A triangulated valuation for a company at this stage relies heavily on its assets in the ground. The most relevant multiple is Enterprise Value per ounce (EV/oz). With an EV of $1.126B and a total resource of 3.1 million ounces, the company trades at approximately $363/oz. This is a very high valuation for a company that has not yet demonstrated the economic viability of its project through a PEA. Peers at a similar pre-development stage often trade for well under $200/oz, suggesting the market is assigning a value more typical of a de-risked, fully permitted project.
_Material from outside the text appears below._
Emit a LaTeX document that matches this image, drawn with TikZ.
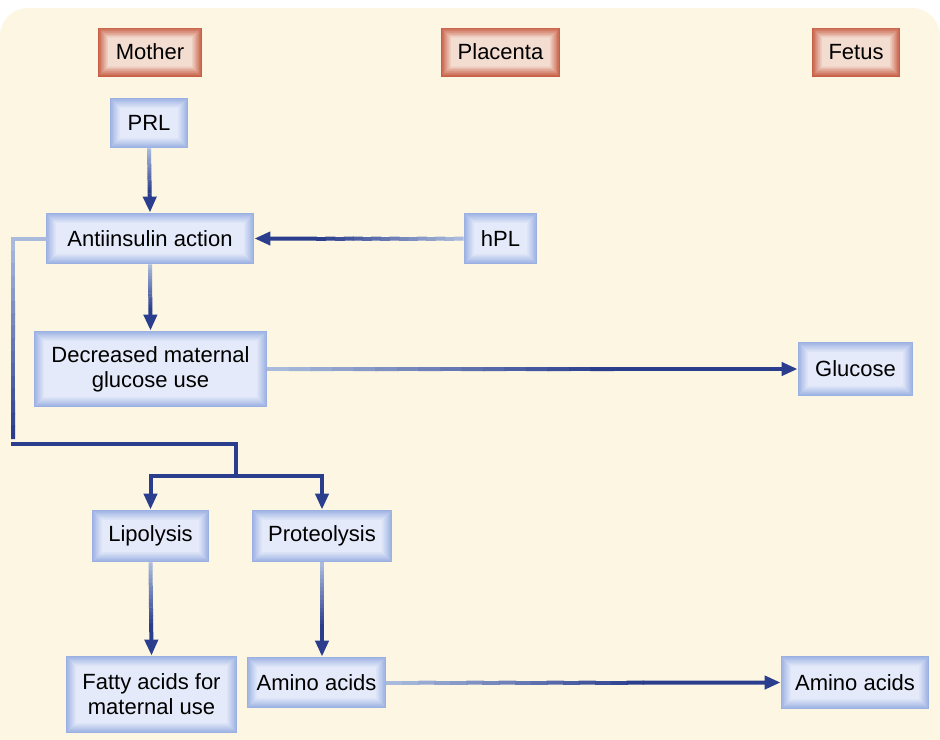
\documentclass[tikz,border=0pt]{standalone}
\usepackage{fontspec}
\setmainfont{Liberation Sans}
\usetikzlibrary{arrows.meta,calc,positioning}

\definecolor{cream}{HTML}{FDF6E2}
\definecolor{navy}{HTML}{2B3E8E}
\definecolor{paleline}{HTML}{A9BADC}
\definecolor{bluerim}{HTML}{9BB0E2}
\definecolor{bluemid}{HTML}{E4EAF9}
\definecolor{redrim}{HTML}{C75E45}
\definecolor{redmid}{HTML}{F3DCD0}

\tikzset{
  bevel/.style 2 args={path picture={
      \foreach \k in {0,...,16}{
        \pgfmathtruncatemacro\pc{100-\k*100/16}
        \fill[#2!\pc!#1]
          ([shift={(\k*0.32pt,\k*0.32pt)}]path picture bounding box.south west)
          rectangle
          ([shift={(-\k*0.32pt,-\k*0.32pt)}]path picture bounding box.north east);
      }}},
  sitebox/.style={inner sep=0pt, minimum height=24.5pt, bevel={redmid}{redrim}},
  stepbox/.style={inner sep=0pt, align=center, bevel={bluemid}{bluerim}},
  link/.style={draw=navy, line width=2pt, line cap=rect},
  flow/.style={draw=navy, line width=2pt, -{Triangle[length=8pt,width=6.5pt]}},
}

\begin{document}
\begin{tikzpicture}[x=0.5pt, y=-0.5pt, font=\fontsize{11}{12.5}\selectfont]
  \useasboundingbox (0,0) rectangle (940,739);
  \begin{scope}
    \clip (0,0) rectangle (940,739);
    \fill[white] (0,0) rectangle (940,739);
    \fill[cream, rounded corners=14] (0,8) rectangle (940,780);
  \end{scope}
  % pale-to-dark run over the first part, then the dark arrow
  \newcommand{\fadeon}[3]{%
    \foreach \i in {0,...,15}{
      \pgfmathtruncatemacro\pc{100*\i/15}
      \draw[line width=2pt, draw=navy!\pc!paleline]
        ($(#1)!{#3*\i/16}!(#2)$) -- ($(#1)!{#3*(\i+1.1)/16}!(#2)$);
    }}
  \newcommand{\fadearrow}[3]{%
    \fadeon{#1}{#2}{#3}
    \draw[flow] ($(#1)!#3!(#2)$) -- (#2);}

  \node[sitebox, minimum width=52pt]   (mother)   at (150,52)  {Mother};
  \node[sitebox, minimum width=59.5pt] (placenta) at (500.5,52) {Placenta};
  \node[sitebox, minimum width=44pt]   (fetus)    at (856,52)  {Fetus};

  \node[stepbox, minimum width=39pt, minimum height=25pt]     (prl)  at (149,123)     {PRL};
  \node[stepbox, minimum width=104pt, minimum height=25.5pt]  (anti) at (150,238.5)   {Antiinsulin action};
  \node[stepbox, minimum width=36.5pt, minimum height=25.5pt] (hpl)  at (500.5,238.5) {hPL};
  \node[stepbox, minimum width=116.5pt, minimum height=38pt]  (decr) at (150.5,369)   {Decreased maternal\\glucose use};
  \node[stepbox, minimum width=57.5pt, minimum height=27pt]   (gluc) at (855.5,369)   {Glucose};
  \node[stepbox, minimum width=58.5pt, minimum height=26pt]   (lipo) at (150.5,536)   {Lipolysis};
  \node[stepbox, minimum width=70pt, minimum height=26pt]     (prot) at (322,536)     {Proteolysis};
  \node[stepbox, minimum width=85.5pt, minimum height=38.5pt] (fatty) at (151.5,694.5) {Fatty acids for\\maternal use};
  \node[stepbox, minimum width=69.5pt, minimum height=25.5pt] (amino) at (316.5,682.5) {Amino acids};
  \node[stepbox, minimum width=74pt, minimum height=26.5pt]   (aminof) at (855,682.5) {Amino acids};

  \coordinate (turn) at (13,238.5);
  \coordinate (bend) at (13,444);
  \coordinate (fork) at (236,476);
  \coordinate (amtop) at (prot.south |- amino.north);

  \fadearrow{prl.south}{anti.north}{0.7}
  \fadearrow{hpl.west}{anti.east}{0.7}
  \fadearrow{anti.south}{decr.north}{0.7}
  \fadearrow{decr.east}{gluc.west}{0.65}

  \draw[line width=2pt, paleline, line cap=rect] (anti.west) -- (turn);
  \fadeon{turn}{bend}{0.97}
  \draw[link] (bend) -| (fork);
  \draw[link] (lipo.north |- fork) -- (prot.north |- fork);
  \draw[flow] (lipo.north |- fork) -- (lipo.north);
  \draw[flow] (prot.north |- fork) -- (prot.north);

  \fadearrow{lipo.south}{fatty.north}{0.7}
  \fadearrow{prot.south}{amtop}{0.7}
  \fadearrow{amino.east}{aminof.west}{0.65}
\end{tikzpicture}
\end{document}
Other valuation methods are difficult to apply. A simple price check using a more conservative resource multiple ($150–$250/oz) suggests a fair value EV closer to $620M, implying over 45% downside from current levels. Furthermore, an Asset/NAV approach is not possible as the company has not published a technical report with a Net Asset Value (NAV) or Net Present Value (NPV) calculation. The high Price-to-Book ratio of 11.21 confirms that the market value is detached from the company's accounting asset value, placing all its emphasis on the yet-to-be-proven economic potential of its gold resources.
In conclusion, the valuation of G2 Goldfields is stretched. The EV/oz multiple is the only tangible valuation anchor, and it indicates the stock is priced for perfection. While the resource is large and high-grade, the lack of an economic study makes the current valuation highly speculative. My analysis weights the EV/oz method most heavily, leading to a conclusion that the stock is overvalued, with a fair value range suggesting an EV closer to ~$620M rather than the current ~$1.13B.